By Ann Schneible
ROME, MARCH 22, 2012 (Zenit.org).- English-speaking pilgrims from across Rome – roughly 200 in number – can be found trekking through the city in the early morning hours, coming together to celebrate Mass at one of the Lenten station churches.
Nearly every morning, priests, religious and lay persons from around the city join the priests and seminarians from the Pontifical North American College, who organize the Lenten station church pilgrimage every year.
This week in particular, the station church pilgrims were joined by seminarians and priests from the Venerable English College.
ZENIT spoke with Tony McGrath, a seminarian at the VEC. McGrath is in his fifth year in Rome, studying to be a priest for the Diocese of Shrewsbury, England.
ZENIT: Could you speak about your experience participating in the station Masses this week?
McGrath: This week, I’ve been to Quattro Coronati, to San Lorenzo in Damaso, and today to Santi Silvestro e Martino ai Monti. They’re all very beautiful churches. In fact, the church today and the church on Monday (Quattro Coronati) I’ve never visited before, so it’s nice to see both beautiful churches. It’s good to see these churches that you wouldn’t usually see. [We also] helped to lead the liturgy this past Tuesday at San Lorenzo in Damaso, which is our parish church [located] around the corner from the English College.
ZENIT: As a seminarian from England, how is it for you connecting to Rome through the visitation of these churches?
McGrath: You might know that our seminary was founded in the 16thcentury as a response to the Reformation, when it became illegal to train priests to practice as a Catholic priest in England. For the last few hundred years we’ve had that presence of a seminary in Rome. Coming here as a student, we do feel a connection to the universal church, to the pope, and to the history of the Roman church.

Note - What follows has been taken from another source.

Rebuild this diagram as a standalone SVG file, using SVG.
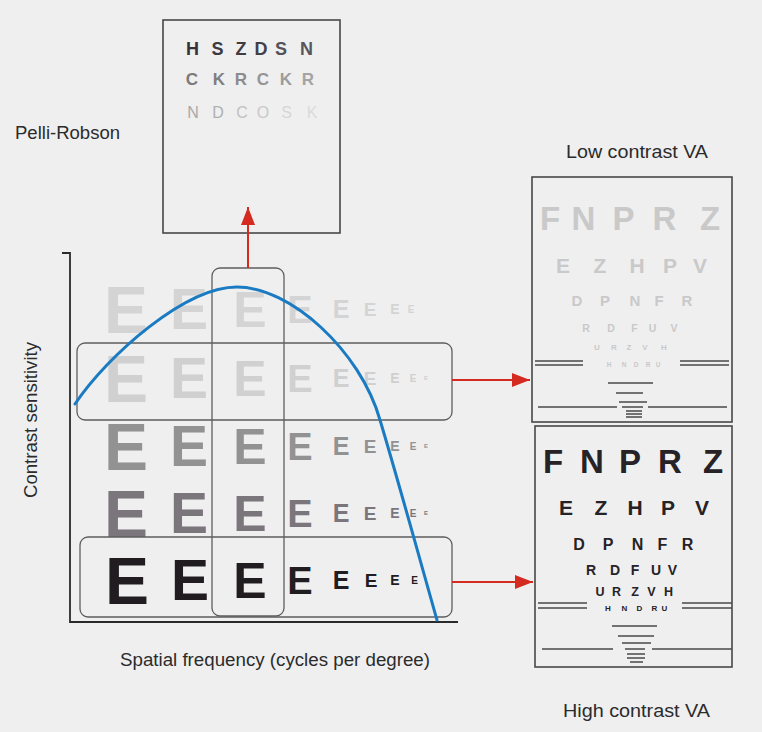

One of the things that strikes me about the station Masses is this historic element that from the early days of Christianity, there have been these station Masses celebrated in different places around the city. And it’s a continuation, or re-founding, of this tradition.
What I like particularly about the station Masses, at least the English-speaking one, is the time in the morning. You see many of the seminarians, laity, priests, all making their way at 6:20, 6:30 in the morning to these churches throughout Rome, at a beautiful part of the day when there’s not much noise and the sun is shining.
ZENIT: What is your impression of the station Masses from the perspective of Lent?
McGrath: It’s only during this week that I’ve been able to go to the station Masses. But what strikes me is seeing many other people, because there are maybe 200 people present at these station Masses, and it strikes me that a lot of these people are spending every day during Lent, journeying across Rome at 6 o’clock in the morning, to go to these station Masses. I think for them this is definitely part of their Lenten journey.
ZENIT: What was your impression of today’s station Mass, which was celebrated at Santi Silvestro e Martino ai Monti?
McGrath : Little did I know, as was explained at the end of Mass, that the church is built on the site where Pope Silvestro lived in the fourth century and, so we’re told, it is the place where the creeds of the Council of Nicea were first proclaimed in Rome. [I was touched by] the importance of that, the fact that the Church around the world every week proclaims that same creed, that same faith.